Negligence Claims and Legal Duty

The court also evaluated Shields' negligence claims, which were predicated on the assertion that U.S. Bank failed to uphold certain duties owed to him as a customer. However, the court concluded that in Kansas, a bank does not owe a duty of care independent of its contractual obligations when damages are purely economic. This finding was crucial as it meant that Shields could not successfully claim negligence based solely on the bank's actions within the confines of their contractual relationship. The court pointed out that Shields failed to establish a tort duty under Kansas law, which is necessary to support a negligence claim. Consequently, the court found that the negligence claims were not viable and granted summary judgment in favor of U.S. Bank on these allegations.
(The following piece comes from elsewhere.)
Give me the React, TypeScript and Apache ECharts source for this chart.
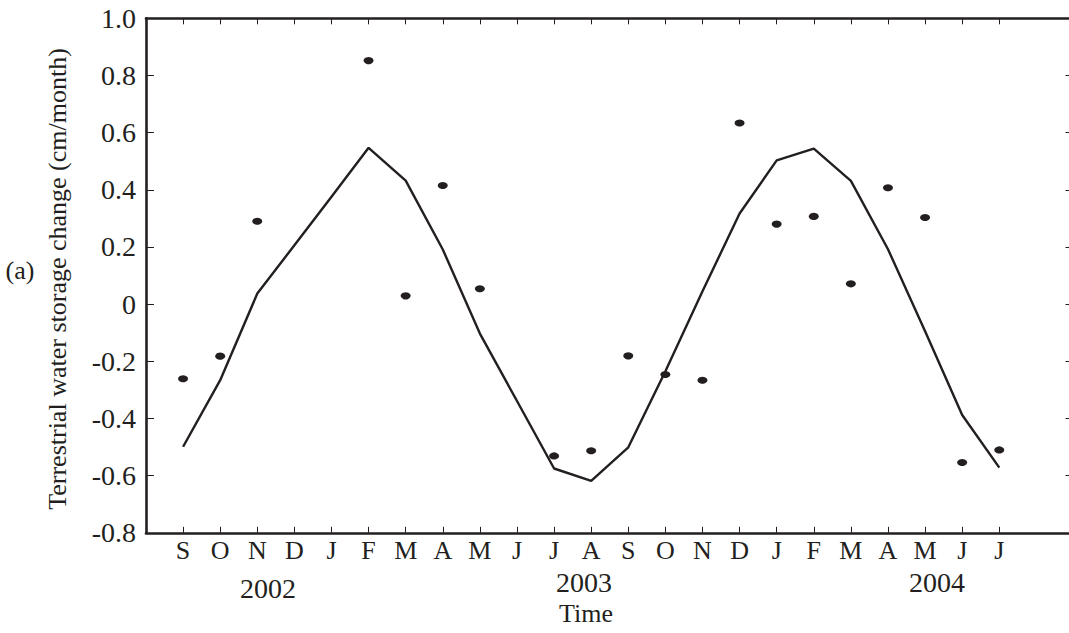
import React, { useEffect, useRef } from "react";
import * as echarts from "echarts";

const months = ["S", "O", "N", "D", "J", "F", "M", "A", "M", "J", "J", "A", "S", "O", "N", "D", "J", "F", "M", "A", "M", "J", "J"];
const modelChange = [-0.499, -0.266, 0.037, 0.206, 0.376, 0.547, 0.432, 0.191, -0.103, -0.339, -0.575, -0.618, -0.501, -0.235, 0.045, 0.317, 0.503, 0.544, 0.431, 0.192, -0.095, -0.388, -0.572];
const observedChange = [-0.261, -0.182, 0.29, null, null, 0.852, 0.029, 0.415, 0.054, null, -0.531, -0.513, -0.181, -0.246, -0.266, 0.634, 0.28, 0.307, 0.071, 0.407, 0.303, -0.554, -0.51];
const yearLabels = ["2002", "2003", "2004"];
const yearPositions = [[268, 588], [584, 582], [937, 582]];

const INK = "#231f20";
const FONT = "'Liberation Serif', 'Times New Roman', serif";

export default function App() {
  const ref = useRef<HTMLDivElement>(null);
  useEffect(() => {
    if (!ref.current) return;
    const chart = echarts.init(ref.current, null, { renderer: "svg" });
    const cats = ["", ...months, "", ""];
    const tickShown = (idx: number) => idx >= 1 && idx <= months.length;
    const lineData = modelChange.map((v, i) => [i + 1, v]);
    const dotData = observedChange
      .map((v, i) => (v === null ? null : [i + 1, v]))
      .filter((d) => d !== null);
    chart.setOption({
      animation: false,
      backgroundColor: "#ffffff",
      grid: {
        left: 146,
        top: 18.3,
        width: 927.5,
        height: 514.5,
        containLabel: false,
        outerBoundsMode: "none",
      },
      xAxis: [
        {
          type: "category",
          data: cats,
          boundaryGap: false,
          position: "bottom",
          axisLine: { show: true, onZero: false, lineStyle: { color: INK, width: 2.6 } },
          axisTick: { show: true, inside: true, length: 6, interval: tickShown, lineStyle: { color: INK, width: 1 } },
          axisLabel: { show: true, interval: 0, margin: 5, color: INK, fontSize: 26, fontFamily: FONT },
          splitLine: { show: false },
        },
        {
          type: "category",
          data: cats,
          boundaryGap: false,
          position: "top",
          axisLine: { show: true, onZero: false, lineStyle: { color: INK, width: 2.6 } },
          axisTick: { show: true, inside: true, length: 6, interval: tickShown, lineStyle: { color: INK, width: 1 } },
          axisLabel: { show: false },
          splitLine: { show: false },
        },
      ],
      yAxis: [
        {
          type: "value",
          min: -0.8,
          max: 1.0,
          interval: 0.2,
          position: "left",
          axisLine: { show: true, onZero: false, lineStyle: { color: INK, width: 2.6 } },
          axisTick: { show: true, inside: true, length: 8, lineStyle: { color: INK, width: 1 } },
          axisLabel: {
            margin: 10,
            color: INK,
            fontSize: 28,
            fontFamily: FONT,
            formatter: (v: number) => (Math.abs(v) < 1e-9 ? "0" : v.toFixed(1)),
          },
          splitLine: { show: false },
        },
        {
          type: "value",
          min: -0.8,
          max: 1.0,
          interval: 0.2,
          position: "right",
          axisLine: { show: true, onZero: false, lineStyle: { color: INK, width: 2.6 } },
          axisTick: { show: true, inside: true, length: 8, lineStyle: { color: INK, width: 1 } },
          axisLabel: { show: false },
          splitLine: { show: false },
        },
      ],
      series: [
        {
          type: "line",
          data: lineData,
          xAxisIndex: 0,
          yAxisIndex: 0,
          showSymbol: false,
          symbol: "none",
          lineStyle: { color: INK, width: 2.4 },
          z: 2,
        },
        {
          type: "scatter",
          data: dotData,
          xAxisIndex: 0,
          yAxisIndex: 0,
          symbol: "circle",
          symbolSize: [10, 7],
          itemStyle: { color: INK, opacity: 1 },
          z: 3,
        },
      ],
      graphic: [
        ...yearLabels.map((t, i) => ({
          type: "text",
          x: yearPositions[i][0],
          y: yearPositions[i][1],
          style: { text: t, fill: INK, font: `28px ${FONT}`, textAlign: "center", textVerticalAlign: "middle" },
        })),
        {
          type: "text",
          x: 586,
          y: 613,
          style: { text: "Time", fill: INK, font: `26px ${FONT}`, textAlign: "center", textVerticalAlign: "middle" },
        },
        {
          type: "text",
          x: 57,
          y: 279,
          rotation: Math.PI / 2,
          style: {
            text: "Terrestrial water storage change (cm/month)",
            fill: INK,
            font: `26px ${FONT}`,
            textAlign: "center",
            textVerticalAlign: "middle",
          },
        },
        {
          type: "text",
          x: 20,
          y: 270,
          style: { text: "(a)", fill: INK, font: `26px ${FONT}`, textAlign: "center", textVerticalAlign: "middle" },
        },
      ],
    });
    return () => chart.dispose();
  }, []);
  return (
    <div
      ref={ref}
      style={{ position: "fixed", left: 0, top: 0, width: 1069, height: 633, background: "#fff" }}
    />
  );
}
Defamation Claims and Burden of Proof

Lastly, the court addressed Shields' defamation claims concerning U.S. Bank's communications to potential lenders regarding his payment history. The court noted that even if the statements made were defamatory, U.S. Bank could invoke a qualified privilege defense, provided it acted in good faith and limited the scope of its statements to the necessary parties. The court found that U.S. Bank had a legitimate interest in sharing accurate credit information with lenders and did so in response to inquiries, thereby meeting the criteria for qualified privilege. To overcome this privilege, Shields needed to demonstrate that U.S. Bank acted with actual malice, which he did not do. The court highlighted that Shields failed to show damage to his reputation as a result of U.S. Bank's actions. Thus, the court ruled that summary judgment was appropriate for U.S. Bank on these defamation claims as well.